Instructions for the task | Only the lines from the top of the records below through the line containing "PL, PT, PW, PH = 142, 25, 686, 329" should be printed, exactly and without pictures.

Collected data entries:
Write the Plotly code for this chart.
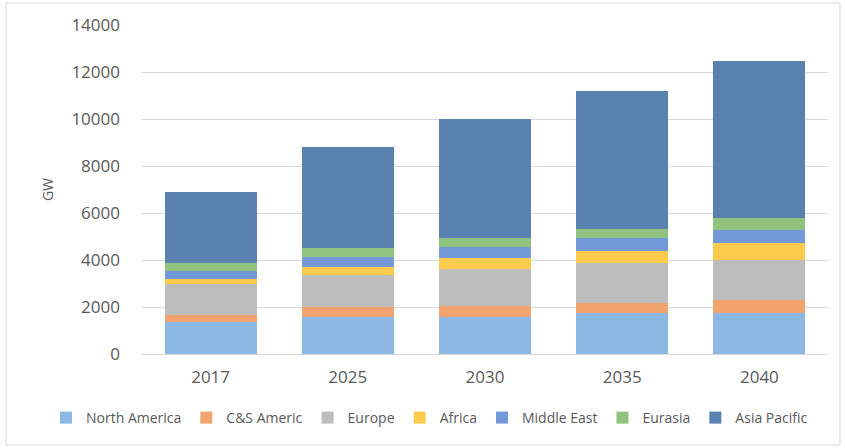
import plotly.graph_objects as go

years = ["2017", "2025", "2030", "2035", "2040"]
regions = ["North America", "C&S Americ", "Europe", "Africa", "Middle East", "Eurasia", "Asia Pacific"]
north_america = [1380, 1560, 1590, 1730, 1760]
cs_america = [290, 420, 450, 450, 540]
europe = [1300, 1380, 1560, 1680, 1700]
africa = [220, 350, 470, 540, 710]
middle_east = [350, 420, 490, 520, 570]
eurasia = [340, 400, 360, 380, 490]
asia_pacific = [3020, 4270, 5080, 5900, 6680]
colors = ["#8DB8E3", "#F2A46E", "#BDBDBD", "#FDCB4C", "#7399D8", "#90C47E", "#5A82B0"]

series = [north_america, cs_america, europe, africa, middle_east, eurasia, asia_pacific]

fig = go.Figure()
for name, vals, col in zip(regions, series, colors):
    fig.add_trace(go.Bar(x=years, y=vals, name=name, marker=dict(color=col, line=dict(width=0))))

PL, PT, PW, PH = 142, 25, 686, 329

fig.update_layout(
    barmode="stack",
    bargap=0.33,
    width=845, height=448,
    margin=dict(l=PL, r=845 - PL - PW, t=PT, b=448 - PT - PH, autoexpand=False),
    paper_bgcolor="white", plot_bgcolor="white",
    font=dict(family="Open Sans, Liberation Sans, sans-serif", size=14, color="#595959"),
    showlegend=True,
    legend=dict(orientation="h", xref="paper", yref="paper", x=(46 - PL) / PW, xanchor="left",
                y=(PT + PH - 418) / PH, yanchor="middle", font=dict(size=14, color="#595959"),
                itemwidth=30, traceorder="normal", tracegroupgap=0,
                bgcolor="rgba(0,0,0,0)"),
    xaxis=dict(showgrid=False, showline=True, linecolor="#D9D9D9", ticks="",
               tickfont=dict(size=17, color="#595959"), ticklabelstandoff=8),
    yaxis=dict(range=[0, 14000], dtick=2000, tickformat="d", showgrid=True, gridcolor="#D9D9D9",
               zeroline=False, showline=False, ticks="", ticklabelstandoff=21,
               tickfont=dict(size=17, color="#595959"),
               title=dict(text="GW", standoff=14, font=dict(size=14, color="#595959"))),
    shapes=[dict(type="rect", xref="paper", yref="paper",
                 x0=(6 - PL) / PW, x1=(840 - PL) / PW,
                 y0=(PT + PH - 445) / PH, y1=(PT + PH - 3) / PH,
                 line=dict(color="#D9D9D9", width=1), fillcolor="rgba(0,0,0,0)", layer="below")],
)

fig.write_html("out.html")
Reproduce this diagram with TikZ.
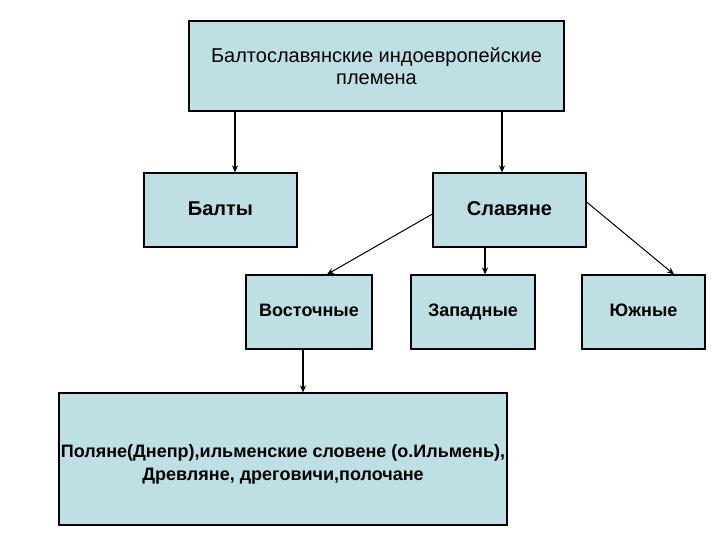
\documentclass[tikz,border=0pt]{standalone}
\usepackage{fontspec}
\setmainfont{Liberation Sans}
\usetikzlibrary{arrows.meta}
\definecolor{boxfill}{RGB}{190,223,228}
\tikzset{
  box/.style={draw=black, line width=1.2pt, fill=boxfill, inner sep=0pt, align=center},
  single/.style={text height=0.72em+#1, text depth=0pt},
  single/.default=0pt,
  arr/.style={line width=1.3pt, -{Stealth[length=7pt,width=6pt]}},
  darr/.style={line width=1pt, -{Stealth[length=7pt,width=6pt]}}
}
\begin{document}
\begin{tikzpicture}[x=1pt,y=-1pt]
\useasboundingbox (0,0) rectangle (720,540);
\node[box, minimum width=375pt, minimum height=90pt, font=\fontsize{20}{22}\selectfont] (top) at (376.5,66) {\raisebox{-3pt}[\height][\depth]{\begin{tabular}{@{}c@{}}Балтославянские индоевропейские\\[-0.5pt]племена\end{tabular}}};
\node[box, single=4pt, minimum width=153pt, minimum height=74pt, font=\bfseries\fontsize{20}{22}\selectfont] (balty) at (220.5,210) {Балты};
\node[box, single=4pt, minimum width=153pt, minimum height=74pt, font=\bfseries\fontsize{20}{22}\selectfont] (slav) at (509.5,210) {Славяне};
\node[box, single=2pt, minimum width=126pt, minimum height=74pt, font=\bfseries\fontsize{18}{20}\selectfont] (vost) at (309,312) {Восточные};
\node[box, single=2pt, minimum width=124pt, minimum height=74pt, font=\bfseries\fontsize{18}{20}\selectfont] (zap) at (473,312) {Западные};
\node[box, single=2pt, minimum width=123pt, minimum height=74pt, font=\bfseries\fontsize{18}{20}\selectfont] (yuzh) at (643.5,312) {Южные};
\node[box, minimum width=448pt, minimum height=132pt, font=\bfseries\fontsize{18}{24}\selectfont] (bot) at (283,459) {\raisebox{-5pt}[\height][\depth]{\begin{tabular}{@{}c@{}}Поляне(Днепр),ильменские словене (о.Ильмень),\\[-1pt]Древляне, дреговичи,полочане\end{tabular}}};
\coordinate (c1) at (235,0);
\coordinate (c2) at (502,0);
\coordinate (c3) at (485,0);
\coordinate (c4) at (303,0);
\draw[arr] (top.south -| c1) -- (balty.north -| c1);
\draw[arr] (top.south -| c2) -- (slav.north -| c2);
\draw[darr] ([yshift=-4pt]slav.west) -- ([xshift=18pt]vost.north);
\draw[arr] (slav.south -| c3) -- (zap.north -| c3);
\draw[darr] ([yshift=8pt]slav.east) -- ([xshift=30.5pt]yuzh.north);
\draw[arr] (vost.south -| c4) -- (bot.north -| c4);
\end{tikzpicture}
\end{document}
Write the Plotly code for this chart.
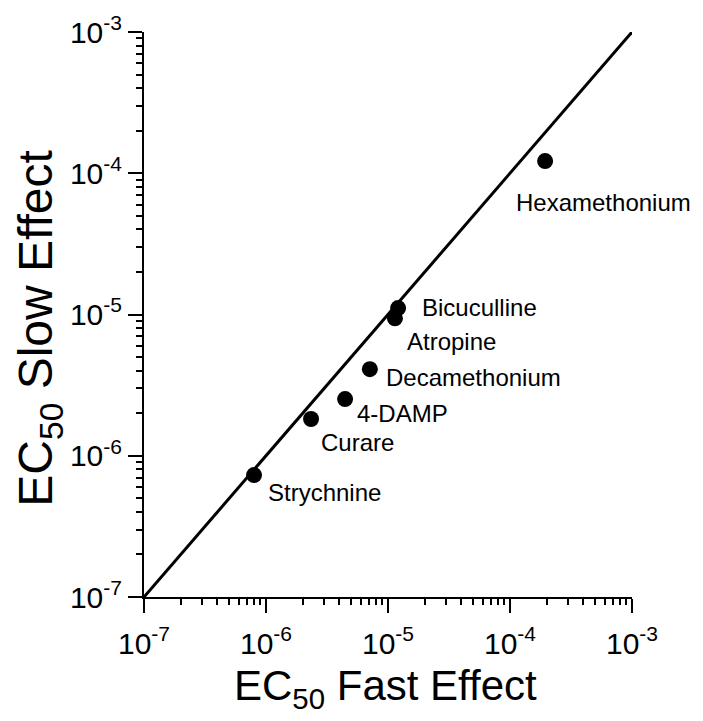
import math
import plotly.graph_objects as go

# ---- data ----
drugs = ["Hexamethonium", "Bicuculline", "Atropine", "Decamethonium", "4-DAMP", "Curare", "Strychnine"]
ec50_fast = [1.94e-4, 1.21e-5, 1.14e-5, 7.1e-6, 4.45e-6, 2.34e-6, 7.98e-7]
ec50_slow = [1.22e-4, 1.11e-5, 9.4e-6, 4.1e-6, 2.52e-6, 1.82e-6, 7.3e-7]
# label offsets in pixels (dx right, dy down) relative to each point
label_dx = [-31, 22, 10, 14, 10, 8, 12]
label_dy = [41, -1, 23, 8, 14, 23, 17]

identity_x = [1e-7, 1e-3]
identity_y = [1e-7, 1e-3]

major_vals = [1e-7, 1e-6, 1e-5, 1e-4, 1e-3]
major_text = ["10<sup>-7</sup>", "10<sup>-6</sup>", "10<sup>-5</sup>", "10<sup>-4</sup>", "10<sup>-3</sup>"]
minor_vals = [m * d for d in [1e-7, 1e-6, 1e-5, 1e-4] for m in range(2, 10)]

FONT = "Liberation Sans, Arial, Helvetica, sans-serif"

fig = go.Figure()
fig.add_trace(go.Scatter(x=identity_x, y=identity_y, mode="lines",
                         line=dict(color="black", width=3), hoverinfo="skip",
                         cliponaxis=False))
fig.add_trace(go.Scatter(x=ec50_fast, y=ec50_slow, mode="markers",
                         marker=dict(color="black", size=16), text=drugs,
                         cliponaxis=False))

for name, xv, yv, dx, dy in zip(drugs, ec50_fast, ec50_slow, label_dx, label_dy):
    fig.add_annotation(x=math.log10(xv), y=math.log10(yv), xref="x", yref="y",
                       text=name, showarrow=False,
                       xanchor="left", yanchor="middle", xshift=dx, yshift=-dy,
                       font=dict(family=FONT, size=24, color="black"))

axis_common = dict(
    type="log", showgrid=False, zeroline=False, showline=True, linecolor="black",
    linewidth=2, mirror=False, ticks="outside", ticklen=14, tickwidth=2,
    tickcolor="black", tickmode="array", tickvals=major_vals, ticktext=major_text,
    tickfont=dict(family=FONT, size=30, color="black"),
    minor=dict(tickmode="array", tickvals=minor_vals, ticks="outside", ticklen=6,
               tickwidth=1.5, tickcolor="black", showgrid=False),
)
fig.update_xaxes(range=[-7, -3], ticklabelstandoff=5, **axis_common)
fig.update_yaxes(range=[-7, -3], **axis_common)

# axis titles
fig.add_annotation(xref="paper", yref="paper", x=0.494, y=-0.162, showarrow=False,
                   text="EC<sub>50</sub> Fast Effect", xanchor="center", yanchor="middle",
                   font=dict(family=FONT, size=42, color="black"))
fig.add_annotation(xref="paper", yref="paper", x=-0.215, y=0.475, showarrow=False,
                   text="EC<sub>50</sub> Slow Effect", textangle=-90,
                   xanchor="center", yanchor="middle",
                   font=dict(family=FONT, size=48, color="black"))

fig.update_layout(
    width=703, height=721, showlegend=False,
    margin=dict(l=144, r=71, t=32, b=124),
    paper_bgcolor="white", plot_bgcolor="white",
)

fig.write_html("out.html")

Exercise answer |
Write the Plotly code for this chart.
import plotly.graph_objects as go

years = ["2017", "2025", "2030", "2035", "2040"]
regions = ["North America", "C&S Americ", "Europe", "Africa", "Middle East", "Eurasia", "Asia Pacific"]
north_america = [1380, 1560, 1590, 1730, 1760]
cs_america = [290, 420, 450, 450, 540]
europe = [1300, 1380, 1560, 1680, 1700]
africa = [220, 350, 470, 540, 710]
middle_east = [350, 420, 490, 520, 570]
eurasia = [340, 400, 360, 380, 490]
asia_pacific = [3020, 4270, 5080, 5900, 6680]
colors = ["#8DB8E3", "#F2A46E", "#BDBDBD", "#FDCB4C", "#7399D8", "#90C47E", "#5A82B0"]

series = [north_america, cs_america, europe, africa, middle_east, eurasia, asia_pacific]

fig = go.Figure()
for name, vals, col in zip(regions, series, colors):
    fig.add_trace(go.Bar(x=years, y=vals, name=name, marker=dict(color=col, line=dict(width=0))))

PL, PT, PW, PH = 142, 25, 686, 329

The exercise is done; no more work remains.